Excel Random Generator: How to Easily Generate Realistic Mock Data
Why spend hours wrestling with complex, nested formulas like RANDBETWEEN and VLOOKUP? Learn how to use a professional random generator for Excel to create perfect dummy datasets in seconds.
The Pain of Manual Random Generation in Excel
When testing a new spreadsheet, database, or financial model, you need realistic data. But trying to use Excel as a native random generator often leads to frustration:
- Formula Overload: Generating basic names requires creating long lookup tables and linking them with complex index matches.
- Unrealistic Outputs: Creating realistic emails, UUIDs, or geographic coordinates requires macros or advanced VBA scripting.
- Performance Lag: Hundreds of volatile functions like
RAND()recalculate every time you edit a cell, locking up your computer.

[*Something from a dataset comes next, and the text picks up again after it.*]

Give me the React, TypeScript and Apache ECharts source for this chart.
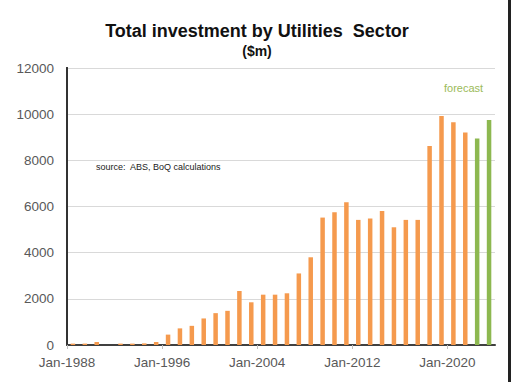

CSV.si vs. Manual Excel Formulas
| Data Type | Manual Excel Method | CSV.si Method |
|---|---|---|
| Names | INDEX(Names, RANDBETWEEN(1, 100)) | 1-Click Instant |
| Emails | Complex string concatenation formulas | Realistic domain match |
| UUID | Not possible without VBA or custom Add-ins | RFC-4122 Standard |
| Finance ($) | TEXT(RANDBETWEEN(0, 10000), "$#,##0.00") | Formatted currency |
Step-by-Step: How to Generate Mock Data for Excel
Follow these simple steps to build your custom schema and export a CSV that opens perfectly in Microsoft Excel, Google Sheets, or LibreOffice Calc.

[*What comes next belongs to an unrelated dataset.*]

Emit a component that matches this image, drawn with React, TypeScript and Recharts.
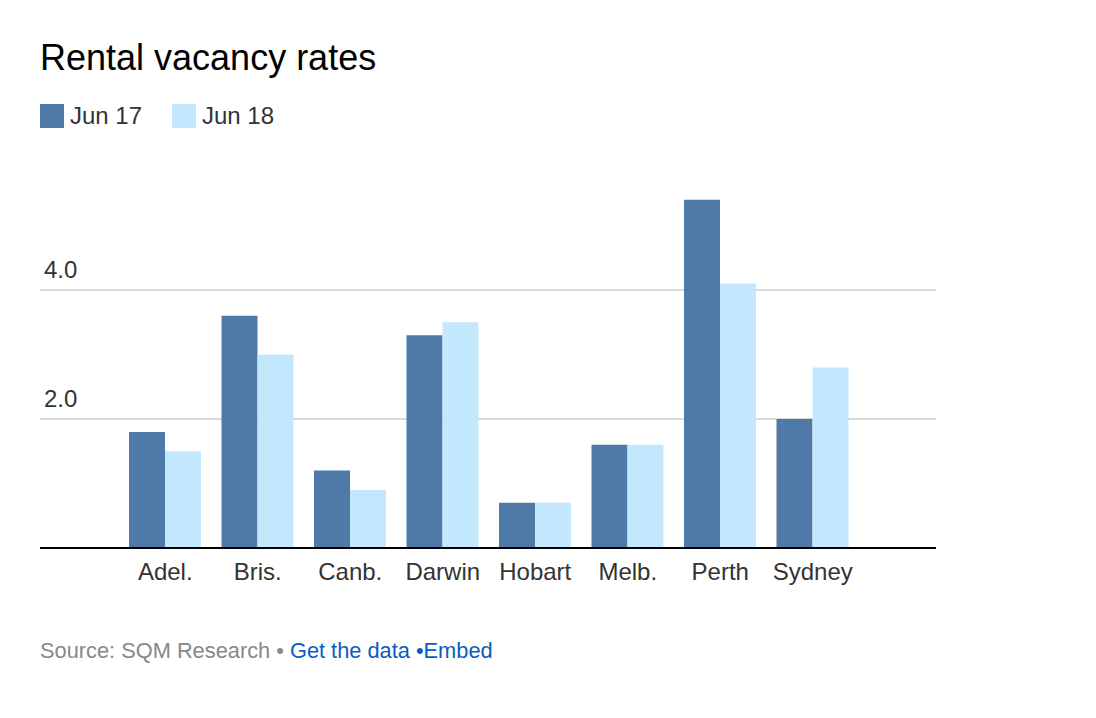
import React from 'react';
import { BarChart, Bar, XAxis, YAxis, CartesianGrid } from 'recharts';

const cities = ['Adel.', 'Bris.', 'Canb.', 'Darwin', 'Hobart', 'Melb.', 'Perth', 'Sydney'];
const jun17 = [1.8, 3.6, 1.2, 3.3, 0.7, 1.6, 5.4, 2.0];
const jun18 = [1.5, 3.0, 0.9, 3.5, 0.7, 1.6, 4.1, 2.8];
const yTicks = [2, 4];

const series = [
  { key: 'jun17', name: 'Jun 17', color: '#4f7aa8' },
  { key: 'jun18', name: 'Jun 18', color: '#c3e7fd' },
];

const data = cities.map((city, i) => ({ city, jun17: jun17[i], jun18: jun18[i] }));

const FONT = '"Liberation Sans", Arial, Helvetica, sans-serif';

const YTick = ({ y, payload }: any) => (
  <text x={36} y={y - 12} fontSize={24} fill="#333" fontFamily={FONT} textAnchor="start">
    {Number(payload.value).toFixed(1)}
  </text>
);

const XTick = ({ x, y, payload }: any) => (
  <text x={x} y={y + 32} textAnchor="middle" fontSize={24} fill="#333" fontFamily={FONT}>
    {payload.value}
  </text>
);

export default function App() {
  return (
    <div style={{ position: 'relative', width: 1080, height: 702, fontFamily: FONT }}>
      <div
        style={{
          position: 'absolute',
          left: 32,
          top: 32,
          fontSize: 36,
          lineHeight: '36px',
          color: '#000',
          whiteSpace: 'nowrap',
        }}
      >
        Rental vacancy rates
      </div>

      {series.map((s, i) => (
        <div
          key={s.key}
          style={{
            position: 'absolute',
            left: 32 + i * 132,
            top: 96,
            height: 24,
            display: 'flex',
            alignItems: 'center',
            fontSize: 24,
            lineHeight: '24px',
            color: '#333',
            whiteSpace: 'nowrap',
          }}
        >
          <span style={{ width: 24, height: 24, background: s.color, marginRight: 6, display: 'inline-block' }} />
          <span>{s.name}</span>
        </div>
      ))}

      <div style={{ position: 'absolute', left: 0, top: 0 }}>
        <BarChart
          width={1080}
          height={620}
          data={data}
          margin={{ top: 153, right: 152, bottom: 40, left: 31 }}
          barGap={0}
          barSize={36}
        >
          <CartesianGrid vertical={false} horizontalValues={yTicks} stroke="#d9d9d9" strokeWidth={2} />
          <XAxis
            dataKey="city"
            height={40}
            padding={{ left: 79, right: 77 }}
            axisLine={{ stroke: '#000', strokeWidth: 2 }}
            tickLine={false}
            tickSize={0}
            tickMargin={0}
            tick={<XTick />}
            interval={0}
          />
          <YAxis
            width={1}
            domain={[0, 6]}
            ticks={yTicks}
            interval={0}
            axisLine={false}
            tickLine={false}
            tick={<YTick />}
          />
          {series.map((s) => (
            <Bar key={s.key} dataKey={s.key} name={s.name} fill={s.color} isAnimationActive={false} />
          ))}
        </BarChart>
      </div>

      <div
        style={{
          position: 'absolute',
          left: 32,
          top: 632,
          fontSize: 21.8,
          lineHeight: '22px',
          whiteSpace: 'nowrap',
        }}
      >
        <span style={{ color: '#888' }}>Source: SQM Research • </span>
        <span style={{ color: '#0b5cc0' }}>Get the data •Embed</span>
      </div>
    </div>
  );
}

Define Your Columns and Fields
Head over to the Mock Data Generator. In the Columns card, customize your column names and select their matching types. You can add as many columns as your spreadsheet needs.
Configure Row Count & Preview
Set the exact amount of records you need (up to 100,000 rows!). As you modify your settings, check the Preview table on the right. You'll see exactly how your data will be structured in Excel.
Download the CSV File
Click the Download CSV button. The generator runs completely client-side in your browser, assembling the dataset and starting your download instantly.
Open Perfectly in Excel
Double-click your downloaded CSV file to open it directly in Excel. Because our tool automatically formats commas, quotes, and newlines in standard RFC-4180 format, your columns will line up perfectly without manual cleanup.

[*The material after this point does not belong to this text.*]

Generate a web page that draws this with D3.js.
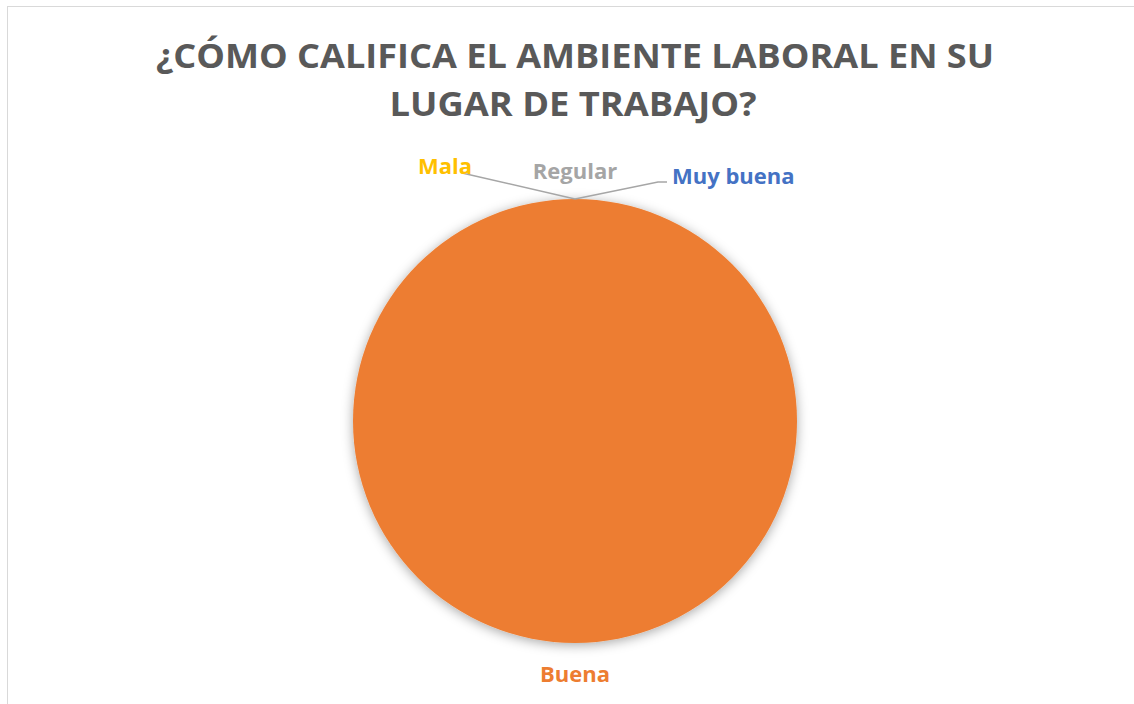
<!DOCTYPE html>
<html>
<head>
<meta charset="utf-8">
<script src="https://cdn.jsdelivr.net/npm/d3@7"></script>
<style>
  html, body { margin: 0; padding: 0; background: #fff; }
  svg { display: block; }
</style>
</head>
<body>
<svg id="chart" width="1134" height="704"></svg>
<script>
// ---- data ----
const categories = ["Muy buena", "Buena", "Regular", "Mala"];
const values = [0, 100, 0, 0];
const colors = ["#4472C4", "#ED7D31", "#A5A5A5", "#FFC000"];
const titleLines = ["¿CÓMO CALIFICA EL AMBIENTE LABORAL EN SU", "LUGAR DE TRABAJO?"];

// ---- layout ----
const W = 1134, H = 704;
const cx = 575, cy = 421, R = 222;
const svg = d3.select("#chart");

// chart border
svg.append("rect")
  .attr("x", 7.5).attr("y", 6.5)
  .attr("width", 1300).attr("height", 900)
  .attr("fill", "#fff").attr("stroke", "#d9d9d9").attr("stroke-width", 1);

// shadow filter
const defs = svg.append("defs");
const f = defs.append("filter").attr("id", "shadow")
  .attr("x", "-20%").attr("y", "-20%").attr("width", "140%").attr("height", "140%");
f.append("feDropShadow").attr("dx", 0).attr("dy", 2).attr("stdDeviation", 6)
  .attr("flood-color", "#000").attr("flood-opacity", 0.35);

// title
const titleX = [575, 573];
const titleY = [68, 116];
const titleLen = [838, 367];
svg.append("g").selectAll("text").data(titleLines).join("text")
  .attr("x", (d, i) => titleX[i])
  .attr("y", (d, i) => titleY[i])
  .attr("text-anchor", "middle")
  .attr("font-family", "'Open Sans', 'Noto Sans', sans-serif")
  .attr("font-weight", "bold")
  .attr("font-size", 34)
  .attr("fill", "#595959")
  .attr("textLength", (d, i) => titleLen[i])
  .attr("lengthAdjust", "spacingAndGlyphs")
  .text(d => d);

// pie
const color = d3.scaleOrdinal().domain(categories).range(colors);
const pie = d3.pie().sort(null).value(d => d.value).startAngle(0).endAngle(2 * Math.PI);
const data = categories.map((c, i) => ({ cat: c, value: values[i] }));
const arcs = pie(data);
const arc = d3.arc().innerRadius(0).outerRadius(R);

const g = svg.append("g").attr("transform", `translate(${cx},${cy})`);
g.selectAll("path").data(arcs.filter(a => a.endAngle > a.startAngle)).join("path")
  .attr("d", arc)
  .attr("fill", d => color(d.data.cat))
  .attr("filter", "url(#shadow)");

// labels
const edge = a => {
  const ang = (a.startAngle + a.endAngle) / 2;
  return [Math.sin(ang) * R, -Math.cos(ang) * R];
};
// label anchor positions (relative to pie centre) for each category
const labelPos = {
  "Muy buena": { x: 97, y: -237, anchor: "start", line: [[0, 0], [83, -239], [92, -239]] },
  "Buena":     { x: 0, y: 261, anchor: "middle", line: null },
  "Regular":   { x: 0, y: -242, anchor: "middle", line: null },
  "Mala":      { x: -157, y: -247, anchor: "start", line: [[0, 0], [-113, -248]] }
};

const lg = g.append("g");
arcs.forEach(a => {
  const p = labelPos[a.data.cat];
  const e = edge(a);
  if (p.line) {
    const pts = p.line.map((q, i) => i === 0 ? [e[0], e[1]] : q);
    lg.append("path")
      .attr("d", d3.line()(pts))
      .attr("fill", "none")
      .attr("stroke", "#a6a6a6")
      .attr("stroke-width", 1.5);
  }
});
arcs.forEach(a => {
  const p = labelPos[a.data.cat];
  lg.append("text")
    .attr("x", p.x).attr("y", p.y)
    .attr("text-anchor", p.anchor)
    .attr("font-family", "'Open Sans', 'Noto Sans', sans-serif")
    .attr("font-weight", "bold")
    .attr("font-size", 22)
    .attr("fill", color(a.data.cat))
    .text(a.data.cat);
});
</script>
</body>
</html>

Pro-Tips for Opening CSVs in Excel
Excel sometimes defaults to non-UTF-8 formats. If special characters look strange, open Excel first, go to Data > From Text/CSV, select your file, and choose UTF-8 as the file origin.
If your mock fields contain commas (like geographic coordinates or currency values), they must be escaped properly. Our exporter wraps those fields in quotes so Excel reads them as one cell.